En el pasillo se escuchaban voces. La enfermera entró con dos médicos. Mariela limaba los bordes y les pasaba un algodón húmedo. Donde encontraba alguna aspereza, volvía a fresar.

—¿Cómo está, Rubén? Soy el doctor López, de cirugía.

—Estoy bien, un poco hinchado nada más –seguía con la pierna arriba de la mesa y el pie en el aire.

—A ver, Rubén… Baje la pierna por favor.

—No puedo. Estoy esperando a la pedicura.

El médico lo miró, se rió, se acercó a Rubén, le acomodó la bigotera y le dijo:

—A ver, respire hondo. —Le apoyó el estetoscopio y lo hizo inhalar y soltar.

—Quizás tengamos que llevarlo de nuevo a quirófano, ¿sabe? –dijo el médico mientras salía de la pieza.

—Hasta que la piba no termine, no. –Rubén seguía hinchado; se ahogaba.

Mariela terminó con los pies de Oscar, llevó la valija hasta donde estaba Rubén y conectó los cables.
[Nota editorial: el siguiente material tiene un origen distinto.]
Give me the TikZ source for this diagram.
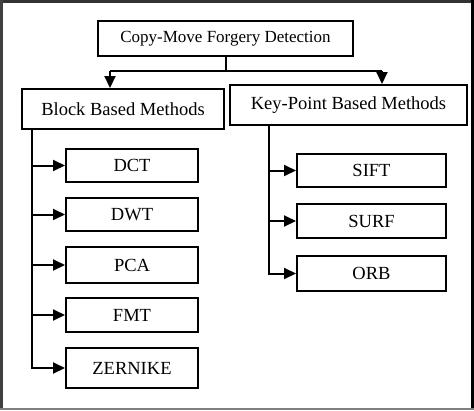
\documentclass[tikz,border=0pt]{standalone}
\usepackage{fontspec}
\setmainfont{Liberation Serif}
\usepackage{tikz}
\usetikzlibrary{arrows.meta, positioning}
\tikzset{
    method/.style={rectangle, draw=black, line width=2pt, fill=white, align=center, font=\fontsize{18.5}{22}\selectfont},
    leaf/.style={method, minimum width=132pt, minimum height=34pt},
    kpleaf/.style={method, minimum width=149pt, minimum height=34pt},
    arrow/.style={-{Triangle[length=12pt,width=11pt]}, line width=2pt},
    link/.style={line width=2pt}
}

\begin{document}
\begin{tikzpicture}[x=1pt, y=-1pt]
    \useasboundingbox (0,0) rectangle (474,410);

    % Frame
    \draw[line width=2.5pt, black!80] (0,1.25) -- (474,1.25);
    \draw[line width=2.5pt, black!75] (1.25,0) -- (1.25,410);
    \draw[line width=2.5pt, black] (472.5,0) -- (472.5,410);
    \draw[line width=2.5pt, gray] (0,408.75) -- (474,408.75);

    % Root
    \node[method, minimum width=255pt, minimum height=35pt, font=\fontsize{17}{20}\selectfont] (cmfd) at (225.5,38.5) {Copy-Move Forgery Detection};

    % Two families
    \node[method, minimum width=202pt, minimum height=40pt] (block) at (123,109) {Block Based Methods};
    \node[method, minimum width=237pt, minimum height=40pt] (keypoint) at (348.5,105) {Key-Point Based Methods};

    % Block based methods
    \node[leaf, minimum height=33pt] (dct) at (132,165.5) {DCT};
    \node[leaf, minimum height=33pt] (dwt) at (132,214.5) {DWT};
    \node[leaf, minimum height=36pt] (pca) at (132,265) {PCA};
    \node[leaf] (fmt) at (132,315) {FMT};
    \node[leaf, minimum height=40pt] (zernike) at (132,368) {ZERNIKE};

    % Key-point based methods
    \node[kpleaf, minimum height=33pt] (sift) at (371.5,170.5) {SIFT};
    \node[kpleaf] (surf) at (371.5,221) {SURF};
    \node[kpleaf, minimum height=35pt] (orb) at (371.5,273.5) {ORB};

    % Split
    \coordinate (split) at (cmfd.south |- 0,71);
    \coordinate (splitL) at (110,71);
    \coordinate (splitR) at (382,71);
    \draw[link] (cmfd.south) -- (split);
    \draw[link] (splitL) -- (splitR);
    \draw[arrow] (splitL) -- (splitL |- block.north);
    \draw[arrow] (splitR) -- (splitR |- keypoint.north);

    % Trunks
    \coordinate (trunkL) at (32,0);
    \coordinate (trunkR) at (269,0);
    \draw[arrow] (trunkL |- block.south) |- (zernike.west);
    \foreach \n in {dct,dwt,pca,fmt}
        \draw[arrow] (trunkL |- \n.west) -- (\n.west);
    \draw[arrow] (trunkR |- keypoint.south) |- (orb.west);
    \foreach \n in {sift,surf}
        \draw[arrow] (trunkR |- \n.west) -- (\n.west);

\end{tikzpicture}
\end{document}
Le agarró el pie y apretó el pedal.

—¿Rubén Rodríguez? –preguntó el camillero, mientras miraba al tipo con el pie apoyado en la mesa, la cara hinchada y una mujer de chaqueta que le masajeaba el tobillo.

—Soy yo –dijo Rubén con un brazo en la nuca, la camisa abierta y los cachetes rojos.

—Se tiene que hacer una placa.

—De acá no me voy. Rajá, pibe. Cuando termine la nena, me llevás.

El camillero nos miró y se fue. Rubén se volvió a acomodar. Se escuchó el torno. Oscar se despertó y me sonrió con felicidad. Mariela empezó a frezar y Rubén se durmió.